The Financial Conduct Authority says it is to review lenders offering solely interest-only mortgages to home owners.
In its business plan for the coming year it says: “Around 1.8m owners currently have outstanding interest-only mortgages (excluding buy to let), and many do not have an appropriate strategy to repay them.
“We will look at how firms treat borrowers whose interest-only mortgages are approaching maturity and their ability to ensure these customers are treated fairly. This will include those interest-only mortgages that are due to be repaid by 2020 – where borrowers have the least amount of time to find a solution.”
No details have been released as to the nature of the review nor whether it is likely to trigger further restrictions on mortgage products.
In 2013 a number of lenders pulled out of the interest-only mortgage sector and the FCA told those firms remaining to have a strategy for managing borrowers unable to pay off their interest-only products at full term, by switching to full or part capital repayment.

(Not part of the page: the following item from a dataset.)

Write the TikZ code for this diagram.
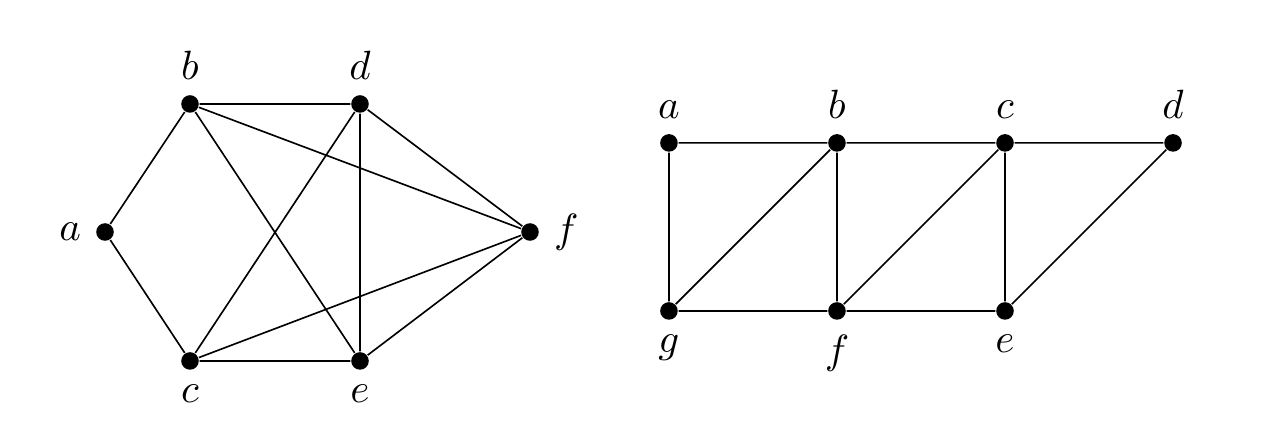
\documentclass[tikz,border=0pt]{standalone}
\usetikzlibrary{positioning}
\tikzset{vtx/.style={circle,fill,inner sep=0pt,minimum size=4.3pt}}
\begin{document}
\begin{tikzpicture}[on grid]
\useasboundingbox (0,0) rectangle (11.077,3.818);
%left graph
\node[vtx,label=left:$a$](la) at (0.903,1.823){};
\node[vtx,above right=1.101cm and 0.731cm of la,label=above:$b$](lb){};
\node[vtx,right=1.462cm of lb,label=above:$d$](ld){};
\node[vtx,below right=1.101cm and 1.462cm of ld,label=right:$f$](lf){};
\node[vtx,below=2.21cm of lb,label=below:$c$](lc){};
\node[vtx,below=2.21cm of ld,label=below:$e$](le){};
\draw (la)--(lb)--(ld)--(lf)--(le)--(lc)--(la);
\draw (lb)--(le) (lb)--(lf) (ld)--(lc) (ld)--(le) (lc)--(lf);
%right graph
\node[vtx,label=above:$a$](ra) at (5.753,2.589){};
\node[vtx,right=1.445cm of ra,label=above:$b$](rb){};
\node[vtx,right=1.445cm of rb,label=above:$c$](rc){};
\node[vtx,right=1.445cm of rc,label=above:$d$](rd){};
\node[vtx,below=1.445cm of ra,label=below:$g$](rg){};
\node[vtx,below=1.445cm of rb,label=below:$f$](rf){};
\node[vtx,below=1.445cm of rc,label=below:$e$](re){};
\draw (ra)--(rb)--(rc)--(rd)--(re)--(rf)--(rg)--(ra);
\draw (rg)--(rb)--(rf)--(rc)--(re);
\end{tikzpicture}
\end{document}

The latest announcement by the FCA has been welcomed by Dean Mirfin, technical director at financial planning company Key Retirement.
“We estimate around 10,000 borrowers each year, between now and 2020, are coming to the end of their interest-only terms with shortfalls. Around 5,000 of those are expected to have no repayment vehicle at all. Many will end up selling their homes to repay their maturing loan, when actually they didn’t have to” says Mirfin.
“It is essential, for this first wave of maturities, that banks and other lending institutions take action sooner than later, these customers are the most vulnerable as they have little time to act” he adds.